Paolo Pellegrin's 'Double Blind' is testimony to the destruction and lasting consequences of conflict between Hezbollah and the Israeli Army in Lebanon
"I'm more interested in a photography that is 'unfinished' — a photography that is suggestive and can trigger a conversation or dialogue. There are pictures that are closed, finished, to which there is no way in."
- Paolo Pellegrin
Paolo Pellegrin was born in 1964 in Rome. He studied architecture at the Università la Sapienza, and later photography at the Istituto Italiano di Fotografia. He became a Magnum Photos nominee in 2001 and a full member in 2005. He was a contract photographer for Newsweek magazine for 10 years.
Pellegrin has won many honors, including ten World Press Photo awards, numerous Photographer of the Year awards, a Leica Medal of Excellence, an Olivier Rebbot Award, the Hansel–Mieth-Preis, and the Robert Capa Gold Medal Award. In 2006, he was assigned the W. Eugene Smith Fund Grant.
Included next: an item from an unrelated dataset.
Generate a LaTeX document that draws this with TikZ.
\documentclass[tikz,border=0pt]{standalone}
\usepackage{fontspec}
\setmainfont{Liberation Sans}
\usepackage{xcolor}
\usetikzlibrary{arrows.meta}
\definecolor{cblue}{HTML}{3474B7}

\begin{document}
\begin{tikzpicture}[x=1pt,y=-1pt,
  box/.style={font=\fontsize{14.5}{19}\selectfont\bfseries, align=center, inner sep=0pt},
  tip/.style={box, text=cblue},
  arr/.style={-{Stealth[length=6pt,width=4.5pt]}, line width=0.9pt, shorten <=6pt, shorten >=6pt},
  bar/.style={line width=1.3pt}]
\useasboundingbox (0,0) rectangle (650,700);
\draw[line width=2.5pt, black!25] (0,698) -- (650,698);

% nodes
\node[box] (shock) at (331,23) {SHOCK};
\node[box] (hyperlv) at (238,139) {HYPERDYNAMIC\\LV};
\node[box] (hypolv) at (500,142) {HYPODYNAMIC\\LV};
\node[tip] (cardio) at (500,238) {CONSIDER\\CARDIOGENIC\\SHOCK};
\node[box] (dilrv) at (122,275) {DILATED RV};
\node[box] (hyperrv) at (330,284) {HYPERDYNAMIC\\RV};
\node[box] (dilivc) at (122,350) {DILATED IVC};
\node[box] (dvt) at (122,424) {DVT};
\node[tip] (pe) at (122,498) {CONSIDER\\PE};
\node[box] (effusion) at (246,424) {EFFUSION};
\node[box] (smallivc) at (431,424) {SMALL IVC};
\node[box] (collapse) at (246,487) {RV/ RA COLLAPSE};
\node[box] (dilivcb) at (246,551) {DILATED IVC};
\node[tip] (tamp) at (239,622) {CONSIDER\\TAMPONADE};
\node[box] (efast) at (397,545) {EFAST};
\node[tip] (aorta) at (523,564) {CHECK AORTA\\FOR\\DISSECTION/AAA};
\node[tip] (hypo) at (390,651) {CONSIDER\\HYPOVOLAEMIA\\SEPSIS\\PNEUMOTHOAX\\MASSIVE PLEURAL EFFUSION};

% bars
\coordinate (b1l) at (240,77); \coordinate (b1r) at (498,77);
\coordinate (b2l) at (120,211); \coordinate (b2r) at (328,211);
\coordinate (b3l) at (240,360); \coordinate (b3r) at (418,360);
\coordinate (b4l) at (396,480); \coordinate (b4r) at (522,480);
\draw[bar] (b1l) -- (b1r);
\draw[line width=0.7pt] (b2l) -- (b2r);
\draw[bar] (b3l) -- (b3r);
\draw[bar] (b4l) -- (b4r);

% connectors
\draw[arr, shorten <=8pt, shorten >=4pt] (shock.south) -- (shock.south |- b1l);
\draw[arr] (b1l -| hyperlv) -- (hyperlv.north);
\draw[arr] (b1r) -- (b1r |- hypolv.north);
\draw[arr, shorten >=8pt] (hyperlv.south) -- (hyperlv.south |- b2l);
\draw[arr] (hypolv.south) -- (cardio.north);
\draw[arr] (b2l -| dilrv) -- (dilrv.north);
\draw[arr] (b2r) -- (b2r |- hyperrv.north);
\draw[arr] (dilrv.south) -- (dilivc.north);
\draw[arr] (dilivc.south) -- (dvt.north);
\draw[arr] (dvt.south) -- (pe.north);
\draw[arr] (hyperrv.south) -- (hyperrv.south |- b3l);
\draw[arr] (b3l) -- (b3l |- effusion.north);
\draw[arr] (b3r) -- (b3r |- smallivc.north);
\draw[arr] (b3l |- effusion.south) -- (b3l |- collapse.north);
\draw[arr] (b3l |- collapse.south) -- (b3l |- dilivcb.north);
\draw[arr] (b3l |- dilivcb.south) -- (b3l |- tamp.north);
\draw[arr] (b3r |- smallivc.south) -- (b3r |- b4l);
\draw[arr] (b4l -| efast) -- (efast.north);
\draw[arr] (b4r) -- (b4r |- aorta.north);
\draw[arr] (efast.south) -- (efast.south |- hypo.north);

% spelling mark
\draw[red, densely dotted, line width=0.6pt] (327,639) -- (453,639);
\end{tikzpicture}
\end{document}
He has produced a number of books, including Kosovo, 1999–2000: The Flight of Reason (2002), As I Was Dying (2007), Double Blind (2007), Dies Irae (2011), Heart of Darkness (2015), and the colossal collaboration with fellow Magnum photographer Alex Majoli, Congo (2015). In 2022, at Gallerie d’Italia in Turin, Pellegrin exhibited an extensive project on climate change, featuring work from around the world.
Paolo Pellegrin lives in Geneva and continues to shoot for news publications and magazines, as well as personal projects.